The 2024 NFL Draft is getting close, making it an excellent time to highlight some of the class' best players with scouting reports. Each report will include strengths, weaknesses and background information.
Here's our report on Jaylan Ford.
Ford has some meaningful athletic limitations as you project and transition him to the next level, but his game has some strengths that could get him on the field early.
Ford is a stacked linebacker who lacks the kind of play speed and sideline-to-sideline range defensive coordinators in the NFL would like. Ford’s tape showed flashes of being a strong stacked box linebacker who could key and diagnose with the needed clarity, reaction speed and flow to the football or shoot gaps and make plays. However, there were too many run-game snaps in which his recognition and reaction were a beat slow, and he does not possess the higher level athleticism and sudden movement to compensate.
Ford was often deployed as a blitzer at Texas, rushing from the inside and outside. Part of evaluating his transition to the league is whether he can do that because it would make him a more valuable player who could conceivably play in some sub packages.
One of Ford's strengths was as an underneath zone coverage defender with excellent awareness of routes, eye discipline and rally quickness to the ball. That could get him on the field in sub-defenses despite his lack of desired athleticism. He may be comparable to Ja’Whaun Bentley of the Patriots. Bentley weighs a little more than Ford but Ford’s athletic testing is slightly better. Bentley came out of Purdue in 2018 as a fifth-round pick and became a starter out of his rookie training camp.

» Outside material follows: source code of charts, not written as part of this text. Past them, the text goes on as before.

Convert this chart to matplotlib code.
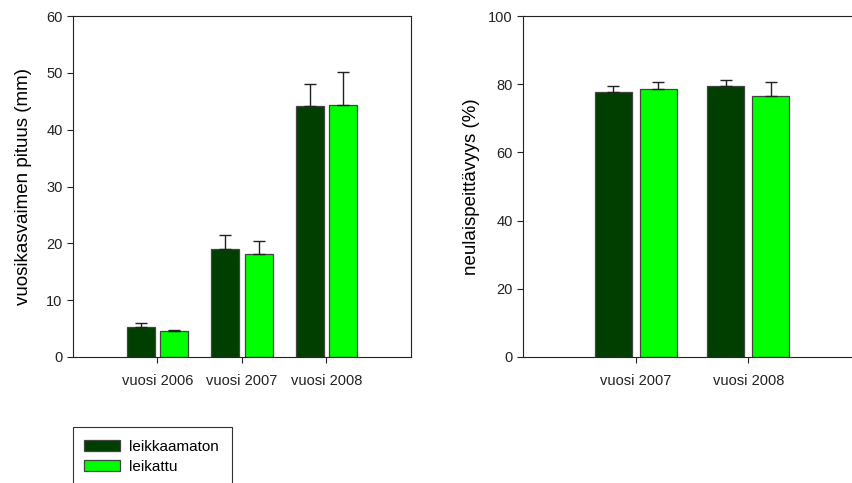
import numpy as np
import matplotlib.pyplot as plt
from matplotlib.patches import Rectangle

plt.rcParams['font.family'] = ['Liberation Sans', 'DejaVu Sans']

# vuosikasvaimen pituus (mm)
years_a = ['vuosi 2006', 'vuosi 2007', 'vuosi 2008']
uncut_len = [5.3, 19.0, 44.1]
uncut_len_err = [0.6, 2.4, 3.9]
cut_len = [4.5, 18.1, 44.3]
cut_len_err = [0.3, 2.3, 5.8]

# neulaispeittävyys (%)
years_b = ['vuosi 2007', 'vuosi 2008']
uncut_cov = [77.6, 79.4]
uncut_cov_err = [1.9, 1.8]
cut_cov = [78.7, 76.4]
cut_cov_err = [1.8, 4.3]

dark = '#003f00'
light = '#00ff00'
w = 0.33

fig = plt.figure(figsize=(8.53, 4.83), dpi=100)
W, H = 853, 483
ax1 = fig.add_axes([73 / W, 1 - 357 / H, (411 - 73) / W, (357 - 16) / H])
ax2 = fig.add_axes([523 / W, 1 - 357 / H, (861 - 523) / W, (357 - 16) / H])


def draw(ax, labels, v1, e1, v2, e2, ymax, ystep, xlim):
    x = np.arange(len(labels))
    err_kw = dict(elinewidth=1.0, capsize=4.3, capthick=1.0, ecolor='#222222')
    ax.bar(x - 0.2, v1, w, yerr=[np.zeros(len(x)), e1], color=dark,
           edgecolor='#444444', linewidth=0.9, error_kw=err_kw, label='leikkaamaton')
    ax.bar(x + 0.2, v2, w, yerr=[np.zeros(len(x)), e2], color=light,
           edgecolor='#444444', linewidth=0.9, error_kw=err_kw, label='leikattu')
    ax.set_xlim(*xlim)
    ax.set_ylim(0, ymax)
    ax.set_yticks(np.arange(0, ymax + 1, ystep))
    ax.set_xticks(x)
    ax.set_xticklabels(labels)
    ax.tick_params(axis='both', direction='out', length=4, width=0.8,
                   labelsize=10.5, colors='#222222')
    ax.tick_params(axis='x', pad=8)
    for s in ax.spines.values():
        s.set_linewidth(0.8)
        s.set_color('#222222')


draw(ax1, years_a, uncut_len, uncut_len_err, cut_len, cut_len_err, 60, 10, (-1, 3))
ax1.set_ylabel('vuosikasvaimen pituus (mm)', fontsize=13.5, labelpad=10)

draw(ax2, years_b, uncut_cov, uncut_cov_err, cut_cov, cut_cov_err, 100, 20, (-1, 2))
ax2.set_ylabel('neulaispeittävyys (%)', fontsize=13.5, labelpad=6)

# legend box runs off the bottom edge
fig.patches.append(Rectangle((73 / W, 1 - 500 / H), (232 - 73) / W, (500 - 427) / H,
                             transform=fig.transFigure, fill=False,
                             edgecolor='#333333', linewidth=0.8))
handles, lbls = ax1.get_legend_handles_labels()
fig.legend(handles, lbls, loc='upper left', bbox_to_anchor=(84 / W, 1 - 440 / H),
           frameon=False, fontsize=11, handlelength=2.35, handleheight=0.75,
           handletextpad=0.6, labelspacing=0.4, borderaxespad=0, borderpad=0)

fig.savefig('out.png', dpi=100)
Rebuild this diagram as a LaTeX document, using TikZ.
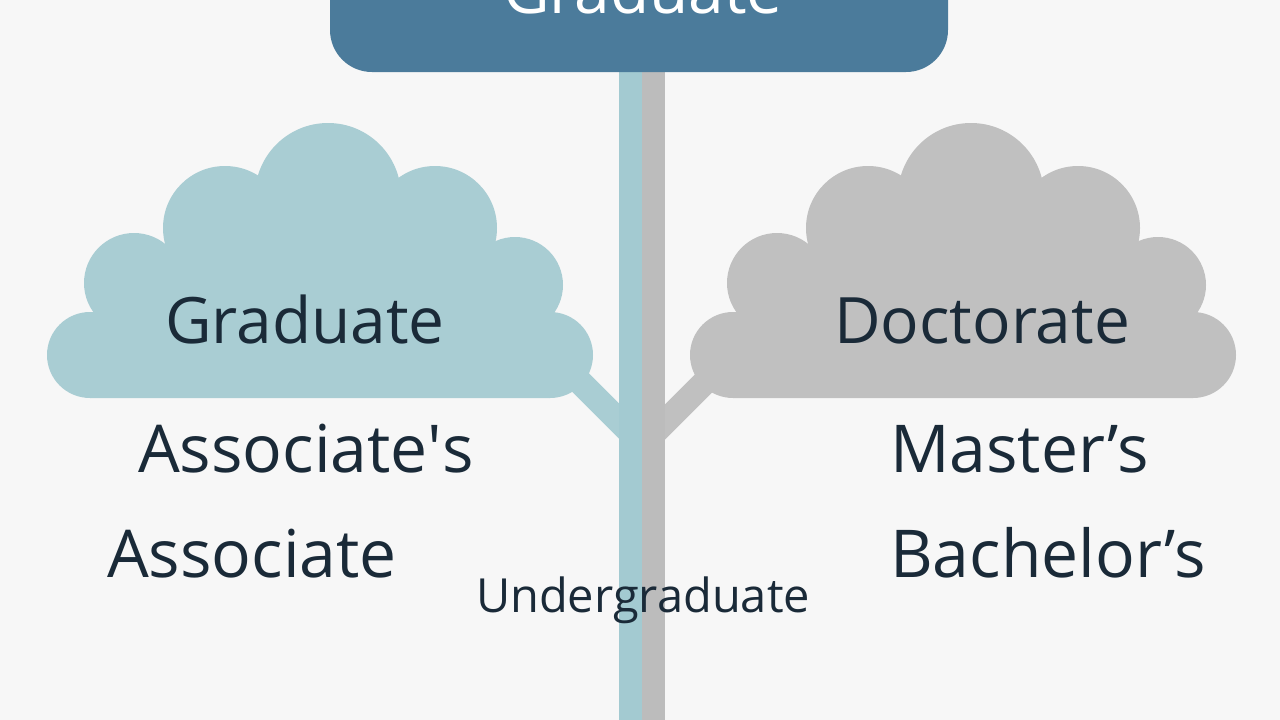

Ford played four years at Texas with 29 starts in 49 career games. He was a First-Team All-Big 12 selection in 2022 and 2023.
Ford was almost exclusively a stacked linebacker in the Texas defense, but there were snaps, especially on third down in which he lined up on the edge or inside and was deployed as a pass rusher as part of stunt concepts. Ford was also deployed as a blitzer at times, predominantly rushing from the inside. Ford mainly matched up on running backs in Texas' man coverage concepts, and he would green dog if the back was part of the pass protection.